■ Written exercise ■
Retype only the lines from the top of the records to the line with "d_y3 = [6, 4, 3, 3, 2, 3]", including that line but none of the pictures.

■ Task input ■

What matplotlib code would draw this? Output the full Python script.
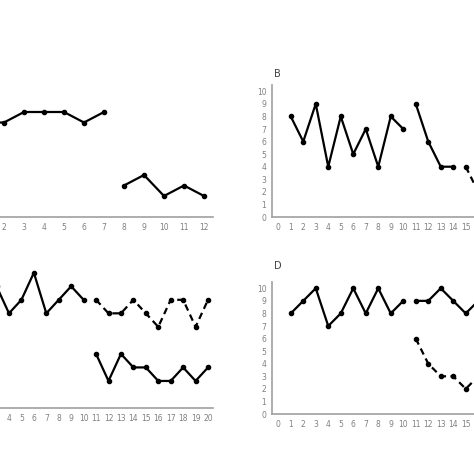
import matplotlib
matplotlib.use('Agg')
import matplotlib.pyplot as plt

W = H = 474.0

# panel A
a_x1 = [1, 2, 3, 4, 5, 6, 7]
a_y1 = [9, 9, 10, 10, 10, 9, 10]
a_x2 = [8, 9, 10, 11, 12]
a_y2 = [3, 4, 2, 3, 2]

# panel B
b_x1 = [1, 2, 3, 4, 5, 6, 7, 8, 9, 10]
b_y1 = [8, 6, 9, 4, 8, 5, 7, 4, 8, 7]
b_x2 = [11, 12, 13, 14]
b_y2 = [9, 6, 4, 4]
b_x3 = [15, 16]
b_y3 = [4, 2]

# panel C
c_x1 = [1, 2, 3, 4, 5, 6, 7, 8, 9, 10]
c_y1 = [8, 8, 9, 7, 8, 10, 7, 8, 9, 8]
c_x2 = [11, 12, 13, 14, 15, 16, 17, 18, 19, 20]
c_y2 = [8, 7, 7, 8, 7, 6, 8, 8, 6, 8]
c_x3 = [11, 12, 13, 14, 15, 16, 17, 18, 19, 20]
c_y3 = [4, 2, 4, 3, 3, 2, 2, 3, 2, 3]

# panel D
d_x1 = [1, 2, 3, 4, 5, 6, 7, 8, 9, 10]
d_y1 = [8, 9, 10, 7, 8, 10, 8, 10, 8, 9]
d_x2 = [11, 12, 13, 14, 15, 16]
d_y2 = [9, 9, 10, 9, 8, 9]
d_x3 = [11, 12, 13, 14, 15, 16]
d_y3 = [6, 4, 3, 3, 2, 3]


def make_ax(fig, left, bottom, right, top, xmin, xmax, xticks, yticks, ymax=10.5):
    # pixel box -> figure fraction
    ax = fig.add_axes([left / W, 1 - bottom / H, (right - left) / W, (bottom - top) / H])
    ax.set_xlim(xmin, xmax)
    ax.set_ylim(0, ymax)
    ax.set_xticks(xticks)
    ax.set_yticks(yticks)
    for s in ['top', 'right']:
        ax.spines[s].set_visible(False)
    for s in ['left', 'bottom']:
        ax.spines[s].set_color('#a0a0a0')
        ax.spines[s].set_linewidth(1.2)
    ax.tick_params(length=0, labelsize=5.5, labelcolor='#808080', pad=4)
    return ax


def draw(ax, x, y, dashed=False):
    ax.plot(x, y, color='black', lw=1.6, ls=(0, (3, 2)) if dashed else '-',
            marker='o', ms=3, clip_on=False)


fig = plt.figure(figsize=(4.74, 4.74), dpi=100)

# A (left part lies outside the crop)
axa = make_ax(fig, -46, 217, 213, 91, -0.5, 12.45, range(2, 13), [], ymax=12)
draw(axa, a_x1, a_y1)
draw(axa, a_x2, a_y2)

# B (right part lies outside the crop)
axb = make_ax(fig, 272, 217, 272 + 21 * 12.5, 85, -0.5, 20.5, range(0, 16), range(0, 11))
draw(axb, b_x1, b_y1)
draw(axb, b_x2, b_y2)
draw(axb, b_x3, b_y3, dashed=True)
fig.text(274 / W, 1 - 74 / H, 'B', fontsize=7, color='#404040', va='center')

# C
axc = make_ax(fig, -47, 408, 213, 266, -0.5, 20.4, range(4, 21), [])
draw(axc, c_x1, c_y1)
draw(axc, c_x2, c_y2, dashed=True)
draw(axc, c_x3, c_y3)

# D
axd = make_ax(fig, 272, 414, 272 + 21 * 12.5, 282, -0.5, 20.5, range(0, 16), range(0, 11))
draw(axd, d_x1, d_y1)
draw(axd, d_x2, d_y2)
draw(axd, d_x3, d_y3, dashed=True)
fig.text(274 / W, 1 - 266 / H, 'D', fontsize=7, color='#404040', va='center')

fig.savefig('out.png', dpi=100)
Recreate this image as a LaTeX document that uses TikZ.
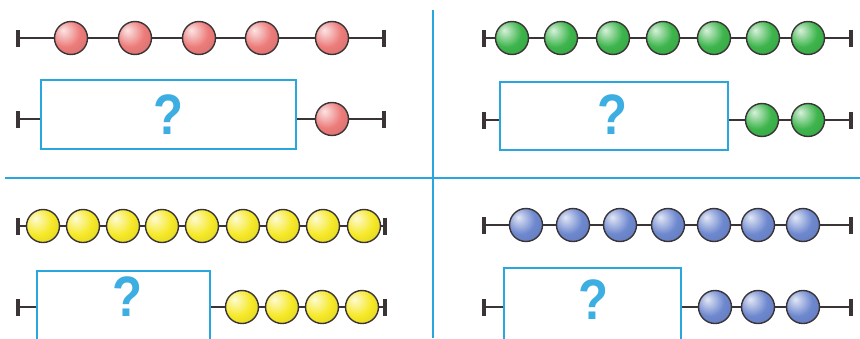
\documentclass[tikz,border=0pt]{standalone}
\usepackage{fontspec}
\setsansfont{Liberation Sans}
\usetikzlibrary{arrows.meta}
\definecolor{rulecol}{HTML}{2AA6DF}
\definecolor{questcol}{HTML}{3CAEE2}
\definecolor{wire}{HTML}{3A3436}
\definecolor{beadred}{HTML}{EC7C7A}
\definecolor{beadgreen}{HTML}{3DB54C}
\definecolor{beadyellow}{HTML}{F6E928}
\definecolor{beadblue}{HTML}{6E88CF}
\colorlet{beadcol}{beadred}
\pgfdeclareradialshading[beadcol]{beadshade}{\pgfpoint{-12bp}{12bp}}%
  {color(0bp)=(beadcol!20!white); color(22bp)=(beadcol); color(48bp)=(beadcol!85!black); color(70bp)=(beadcol!70!black)}

\begin{document}
\begin{tikzpicture}[x=1pt, y=-1pt,
  string/.style={wire, line width=2.8},
  ends/.style={string,{Bar[width=17,line width=0pt 1.3]}-{Bar[width=17,line width=0pt 1.3]}},
  lend/.style={string,{Bar[width=17,line width=0pt 1.3]}-},
  rend/.style={string,-{Bar[width=17,line width=0pt 1.3]}},
  pearl/.style={circle, draw=wire, line width=1.4, minimum size=33, inner sep=0, shading=beadshade},
  qbox/.style={draw=rulecol, line width=2.8, fill=white, inner sep=0},
  qmark/.style={text=questcol, font=\sffamily\bfseries\fontsize{57}{57}\selectfont, inner sep=0},
  divider/.style={rulecol, line width=2.8}]
\useasboundingbox (0,0) rectangle (860,338);
% --- dividers ---
\draw[divider] (433,10) -- (433,338);
\draw[divider] (5,178) -- (860,178);
% --- red ---
\begin{scope}
\colorlet{beadcol}{beadred}
\coordinate (A1) at (16,38); \coordinate (B1) at (386,38);
\coordinate (C1) at (16,119); \coordinate (D1) at (386,119);
\draw[ends] (A1) -- (B1);
\foreach \x [count=\i] in {71,135,199,262,332}
  {\node[pearl] (red\i) at (\x,38) {};}
\node[qbox, minimum width=255, minimum height=69] (box1) at (168.5,114.5) {};
\node[qmark] (q1) at (168,115) {\scalebox{0.86}[1]{?}};
\draw[lend] (C1) -- (C1 -| box1.west);
\draw[rend] (D1 -| box1.east) -- (D1);
\node[pearl] (redx1) at (332,119) {};
\end{scope}
% --- green ---
\begin{scope}
\colorlet{beadcol}{beadgreen}
\coordinate (A2) at (482,38); \coordinate (B2) at (853,38);
\coordinate (C2) at (482,120); \coordinate (D2) at (853,120);
\draw[ends] (A2) -- (B2);
\foreach \x [count=\i] in {512,561,613,663,714,763,808}
  {\node[pearl] (green\i) at (\x,38) {};}
\node[qbox, minimum width=228, minimum height=68] (box2) at (614,116) {};
\node[qmark] (q2) at (612,115) {\scalebox{0.86}[1]{?}};
\draw[lend] (C2) -- (C2 -| box2.west);
\draw[rend] (D2 -| box2.east) -- (D2);
\foreach \x [count=\i] in {762,808}
  {\node[pearl] (greenx\i) at (\x,120) {};}
\end{scope}
% --- yellow ---
\begin{scope}
\colorlet{beadcol}{beadyellow}
\coordinate (A3) at (16,226); \coordinate (B3) at (387,226);
\coordinate (C3) at (16,307); \coordinate (D3) at (387,307);
\draw[ends] (A3) -- (B3);
\foreach \x [count=\i] in {43,83,123,162,202,243,283,323,364}
  {\node[pearl] (yellow\i) at (\x,226) {};}
\node[qbox, minimum width=173, minimum height=72] (box3) at (123.5,307) {};
\node[qmark] (q3) at (127,297) {\scalebox{0.86}[1]{?}};
\draw[lend] (C3) -- (C3 -| box3.west);
\draw[rend] (D3 -| box3.east) -- (D3);
\foreach \x [count=\i] in {242,282,322,362}
  {\node[pearl] (yellowx\i) at (\x,307) {};}
\end{scope}
% --- blue ---
\begin{scope}
\colorlet{beadcol}{beadblue}
\coordinate (A4) at (482,225); \coordinate (B4) at (853,225);
\coordinate (C4) at (482,307); \coordinate (D4) at (853,307);
\draw[ends] (A4) -- (B4);
\foreach \x [count=\i] in {526,573,620,668,714,758,803}
  {\node[pearl] (blue\i) at (\x,225) {};}
\node[qbox, minimum width=177, minimum height=78] (box4) at (592.5,307) {};
\node[qmark] (q4) at (593,300) {\scalebox{0.86}[1]{?}};
\draw[lend] (C4) -- (C4 -| box4.west);
\draw[rend] (D4 -| box4.east) -- (D4);
\foreach \x [count=\i] in {715,758,803}
  {\node[pearl] (bluex\i) at (\x,307) {};}
\end{scope}
\end{tikzpicture}
\end{document}
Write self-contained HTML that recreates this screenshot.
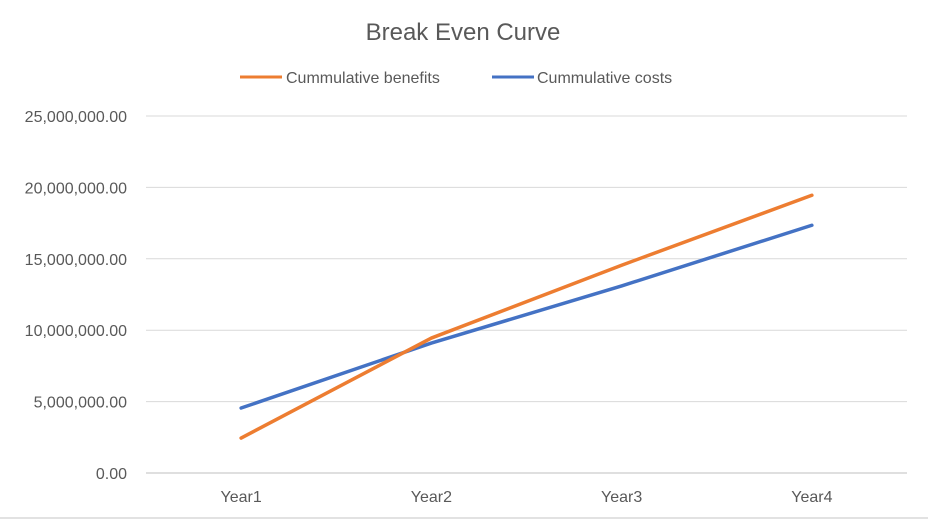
<!DOCTYPE html>
<html><head><meta charset="utf-8"><style>
body{margin:0;background:#fff;}
svg{display:block;font-family:"Liberation Sans",sans-serif;}
</style></head><body>
<svg id="chart" width="928" height="520">
<text x="463" y="40" text-anchor="middle" font-size="24" fill="#595959">Break Even Curve</text>
<g>
<line x1="240" y1="77" x2="282" y2="77" stroke="#ED7D31" stroke-width="3"/>
<text x="286" y="83" font-size="16" fill="#595959">Cummulative benefits</text>
<line x1="492" y1="77" x2="534" y2="77" stroke="#4472C4" stroke-width="3"/>
<text x="537" y="83" font-size="16" fill="#595959">Cummulative costs</text>
</g>
<g id="grid"></g><g id="ylabels"></g><g id="xlabels"></g><g id="series"></g>
<line x1="0" y1="518" x2="928" y2="518" stroke="#d9d9d9" stroke-width="1.5"/>
</svg>
<script>
const categories=["Year1","Year2","Year3","Year4"];
const benefits=[2450000,9450000,14550000,19450000];
const costs=[4550000,9100000,13100000,17350000];
const yTicks=[0,5000000,10000000,15000000,20000000,25000000];
const yTickLabels=["0.00","5,000,000.00","10,000,000.00","15,000,000.00","20,000,000.00","25,000,000.00"];
const NS="http://www.w3.org/2000/svg";
const x0=146,x1=907,y0=473,y1=116,yMax=25000000;
const bw=(x1-x0)/categories.length;
function xs(i){return x0+bw*(i+0.5);}
function ys(v){return y0-(v/yMax)*(y0-y1);}
function mk(t,a,p){const e=document.createElementNS(NS,t);for(const k in a)e.setAttribute(k,a[k]);p.appendChild(e);return e;}
const grid=document.getElementById('grid'),yl=document.getElementById('ylabels'),xl=document.getElementById('xlabels'),se=document.getElementById('series');
yTicks.forEach((v,i)=>{
 const l=mk('line',{x1:x0,x2:x1,y1:ys(v),y2:ys(v),stroke:i==0?'#bfbfbf':'#d9d9d9','stroke-width':1},grid);
 
 
 const t=mk('text',{x:127,y:ys(v)+6,'text-anchor':'end','font-size':16,fill:'#595959'},yl);
 t.textContent=yTickLabels[i];
 
 
});
categories.forEach((c,i)=>{
 const t=mk('text',{x:xs(i),y:502,'text-anchor':'middle','font-size':16,fill:'#595959'},xl);
 t.textContent=c;
 
 
});
function line(d,col,name){
 const p=mk('polyline',{points:d.map((v,i)=>xs(i)+','+ys(v)).join(' '),fill:'none',stroke:col,'stroke-width':3.5,'stroke-linejoin':'round','stroke-linecap':'round'},se);
 
 
}
line(costs,'#4472C4','costs-line');
line(benefits,'#ED7D31','benefits-line');
</script>
</body></html>
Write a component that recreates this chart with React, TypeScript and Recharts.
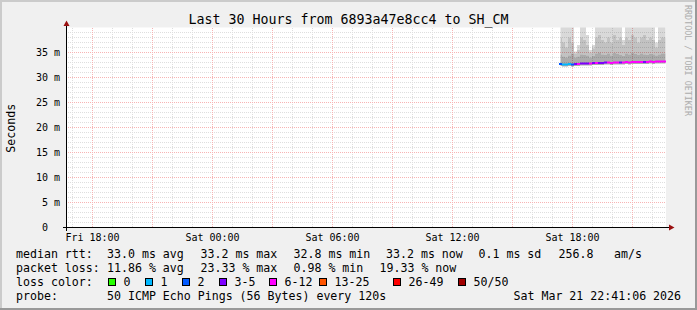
import React from "react";
import { ComposedChart, Area, Scatter, XAxis, YAxis, CartesianGrid } from "recharts";

// time axis in hours since Fri 00:00
const startHour = 16.675;
const endHour = 46.675;
const tickHours = [18, 24, 30, 36, 42];
const tickLabels = ["Fri 18:00", "Sat 00:00", "Sat 06:00", "Sat 12:00", "Sat 18:00"];
const yTicks = [0, 5, 10, 15, 20, 25, 30, 35];
const minorHours = Array.from({ length: 30 }, (_, i) => 17 + i);
const majorHours = [18, 21, 24, 27, 30, 33, 36, 39, 42, 45];
const minorMs = Array.from({ length: 39 }, (_, i) => i + 1);
const majorMs = [5, 10, 15, 20, 25, 30, 35];

// smoke samples, one every 9 minutes from Sat 17:24
const sampleStart = 41.4;
const sampleStep = 0.15;
const pingMin = [32.3, 32.2, 32.2, 32.3, 32.2, 32.3, 32.3, 32.4, 32.4, 32.4, 32.4, 32.5, 32.5, 32.5, 32.5, 32.6, 32.6, 32.5, 32.6, 32.6, 32.6, 32.6, 32.7, 32.6, 32.7, 32.7, 32.7, 32.7, 32.7, 32.7, 32.8, 32.7, 32.8, 32.8, 32.8, 32.8];
const pingMedian = [32.7, 32.6, 32.6, 32.7, 32.6, 32.7, 32.7, 32.8, 32.8, 32.8, 32.8, 32.9, 32.9, 32.9, 32.9, 33.0, 33.0, 32.9, 33.0, 33.0, 33.0, 33.0, 33.1, 33.0, 33.1, 33.1, 33.1, 33.1, 33.1, 33.1, 33.2, 33.1, 33.2, 33.2, 33.2, 33.2];
const pingQ3 = [34.6, 34.2, 34.0, 34.4, 34.8, 34.0, 34.2, 34.6, 34.5, 34.4, 34.0, 34.3, 34.8, 35.0, 34.6, 34.5, 34.8, 34.4, 34.9, 34.7, 34.5, 34.3, 34.8, 34.6, 35.0, 34.7, 34.5, 34.8, 34.6, 34.5, 34.7, 34.6, 34.4, 34.6, 34.8, 34.8];
const pingP90 = [38, 37, 36, 38, 37, 34.8, 35.5, 38, 37.5, 36.5, 35, 35.8, 38, 38.5, 37.5, 37, 38, 37, 38.5, 37.5, 38, 36.5, 38, 37.5, 38.5, 38, 37, 38, 38.5, 37.5, 38, 37.5, 36, 37.5, 38, 38];
const pingMax = [48, 48, 41, 48, 48, 35.2, 36.5, 48, 48, 38.5, 35.5, 36.5, 48, 48, 48, 46, 48, 42, 48, 48, 48, 37.5, 48, 48, 48, 48, 48, 48, 48, 48, 48, 48, 37, 44, 48, 48];
const lossClass = [2, 1, 1, 1, 2, 3, 4, 3, 3, 3, 4, 3, 4, 3, 3, 3, 4, 4, 4, 4, 3, 4, 4, 4, 4, 4, 4, 4, 3, 4, 4, 4, 4, 4, 4, 4];

const lossLabels = ["0", "1", "2", "3-5", "6-12", "13-25", "26-49", "50/50"];
const lossColors = ["#26ff00", "#00b8ff", "#0059ff", "#7e00ff", "#ff00ff", "#ff5500", "#ff0000", "#a10000"];

const rttStats = ["33.0 ms avg", "33.2 ms max", "32.8 ms min", "33.2 ms now", "0.1 ms sd", "256.8", "am/s"];
const lossStats = ["11.86 % avg", "23.33 % max", "0.98 % min", "19.33 % now"];

const rttX = [107, 200.5, 293.5, 386, 478.5, 558.5, 614];
const lossX = [107, 200.5, 293.5, 379.5];
const boxX = [108.5, 145.5, 182.5, 219.5, 269.5, 319.5, 393.5, 458.5];

const data = pingMedian.map((med, i) => ({
  t: sampleStart + i * sampleStep,
  base: pingMin[i],
  dark: pingQ3[i] - pingMin[i],
  mid: pingP90[i] - pingQ3[i],
  light: pingMax[i] - pingP90[i],
  med,
  loss: lossClass[i],
}));

const mono = "DejaVu Sans Mono";

const YTick = (props: any) => {
  const v = props.payload.value;
  return (
    <text x={props.x} y={props.y} dy="0.36em" textAnchor="end" fontFamily={mono} fontSize={10} fill="#000">
      {v === 0 ? "0\u00a0\u00a0" : `${v} m`}
    </text>
  );
};

const MedianMark = (p: any) => (
  <rect x={p.cx - 1.5} y={p.cy - 1} width={3} height={2} fill={lossColors[p.payload.loss]} />
);

export default function App() {
  return (
    <div style={{ position: "absolute", left: 0, top: 0, width: 697, height: 310, background: "#f0f0f0" }}>
      <ComposedChart width={697} height={310} data={data} margin={{ top: 27.5, right: 31, left: 0, bottom: 62.5 }}>
        <CartesianGrid fill="#ffffff" horizontal={false} vertical={false} />
        <CartesianGrid
          stroke="#dedede"
          strokeDasharray="1 1"
          horizontalValues={minorMs}
          verticalValues={minorHours}
          shapeRendering="crispEdges"
        />
        <CartesianGrid
          stroke="#f7b4b4"
          strokeDasharray="1 1"
          horizontalValues={majorMs}
          verticalValues={majorHours}
          shapeRendering="crispEdges"
        />
        <XAxis
          dataKey="t"
          type="number"
          domain={[startHour, endHour]}
          allowDataOverflow
          ticks={tickHours}
          tickFormatter={(v: number) => tickLabels[tickHours.indexOf(v)]}
          tick={{ fontFamily: mono, fontSize: 10, fill: "#000" }}
          tickLine={false}
          axisLine={false}
          tickSize={0}
          tickMargin={6}
          height={20}
          interval={0}
        />
        <YAxis
          type="number"
          domain={[0, 40]}
          allowDataOverflow
          ticks={yTicks}
          tick={<YTick />}
          tickLine={false}
          axisLine={false}
          tickSize={0}
          tickMargin={6}
          width={66}
          interval={0}
        />
        <Area type="step" dataKey="base" stackId="s" stroke="none" fill="none" isAnimationActive={false} />
        <Area type="step" dataKey="dark" stackId="s" stroke="none" fill="#000" fillOpacity={0.33} isAnimationActive={false} />
        <Area type="step" dataKey="mid" stackId="s" stroke="none" fill="#000" fillOpacity={0.24} isAnimationActive={false} />
        <Area type="step" dataKey="light" stackId="s" stroke="none" fill="#000" fillOpacity={0.15} isAnimationActive={false} />
        <Scatter dataKey="med" shape={MedianMark} isAnimationActive={false} />
      </ComposedChart>

      <svg width={697} height={310} style={{ position: "absolute", left: 0, top: 0, pointerEvents: "none" }}>
        {/* frame */}
        <rect x={0} y={0} width={697} height={2} fill="#cbcbcb" />
        <rect x={0} y={0} width={2} height={310} fill="#cbcbcb" />
        <rect x={0} y={308} width={697} height={2} fill="#999999" />
        <rect x={695} y={0} width={2} height={310} fill="#999999" />

        {/* axes */}
        <line x1={63} y1={227.5} x2={670} y2={227.5} stroke="#000" />
        <line x1={66.5} y1={231} x2={66.5} y2={25} stroke="#000" />
        <polygon points="63.5,26 69.5,26 66.5,20.5" fill="#9a1010" />
        <polygon points="669,224.5 669,230.5 674.5,227.5" fill="#9a1010" />

        <text x={348.5} y={24} textAnchor="middle" fontFamily={mono} fontSize={13.3} fill="#000">
          Last 30 Hours from 6893a47e8cc4 to SH_CM
        </text>
        <text transform="translate(14.5,128.3) rotate(-90)" textAnchor="middle" fontFamily={mono} fontSize={11.6} fill="#000">
          Seconds
        </text>
        <text transform="translate(684.5,5) rotate(90)" fontFamily={mono} fontSize={8.4} fill="#acacac">
          RRDTOOL / TOBI OETIKER
        </text>

        <g fontFamily={mono} fontSize={11.6} fill="#000">
          <text x={16} y={257.5}>median rtt:</text>
          {rttStats.map((s, i) => (
            <text key={s + i} x={rttX[i]} y={257.5}>{s}</text>
          ))}
          <text x={16} y={271.5}>packet loss:</text>
          {lossStats.map((s, i) => (
            <text key={s + i} x={lossX[i]} y={271.5}>{s}</text>
          ))}
          <text x={16} y={285.5}>loss color:</text>
          {lossLabels.map((s, i) => (
            <g key={s}>
              <rect x={boxX[i]} y={278.5} width={7} height={7} fill={lossColors[i]} stroke="#000" strokeWidth={1} />
              <text x={boxX[i] + 15} y={285.5}>{s}</text>
            </g>
          ))}
          <text x={16} y={299.5}>probe:</text>
          <text x={107} y={299.5}>50 ICMP Echo Pings (56 Bytes) every 120s</text>
          <text x={513.5} y={299.5}>Sat Mar 21 22:41:06 2026</text>
        </g>
      </svg>
    </div>
  );
}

■ The result ■
What matplotlib code would draw this? Output the full Python script.
import matplotlib
matplotlib.use('Agg')
import matplotlib.pyplot as plt

W = H = 474.0

# panel A
a_x1 = [1, 2, 3, 4, 5, 6, 7]
a_y1 = [9, 9, 10, 10, 10, 9, 10]
a_x2 = [8, 9, 10, 11, 12]
a_y2 = [3, 4, 2, 3, 2]

# panel B
b_x1 = [1, 2, 3, 4, 5, 6, 7, 8, 9, 10]
b_y1 = [8, 6, 9, 4, 8, 5, 7, 4, 8, 7]
b_x2 = [11, 12, 13, 14]
b_y2 = [9, 6, 4, 4]
b_x3 = [15, 16]
b_y3 = [4, 2]

# panel C
c_x1 = [1, 2, 3, 4, 5, 6, 7, 8, 9, 10]
c_y1 = [8, 8, 9, 7, 8, 10, 7, 8, 9, 8]
c_x2 = [11, 12, 13, 14, 15, 16, 17, 18, 19, 20]
c_y2 = [8, 7, 7, 8, 7, 6, 8, 8, 6, 8]
c_x3 = [11, 12, 13, 14, 15, 16, 17, 18, 19, 20]
c_y3 = [4, 2, 4, 3, 3, 2, 2, 3, 2, 3]

# panel D
d_x1 = [1, 2, 3, 4, 5, 6, 7, 8, 9, 10]
d_y1 = [8, 9, 10, 7, 8, 10, 8, 10, 8, 9]
d_x2 = [11, 12, 13, 14, 15, 16]
d_y2 = [9, 9, 10, 9, 8, 9]
d_x3 = [11, 12, 13, 14, 15, 16]
d_y3 = [6, 4, 3, 3, 2, 3]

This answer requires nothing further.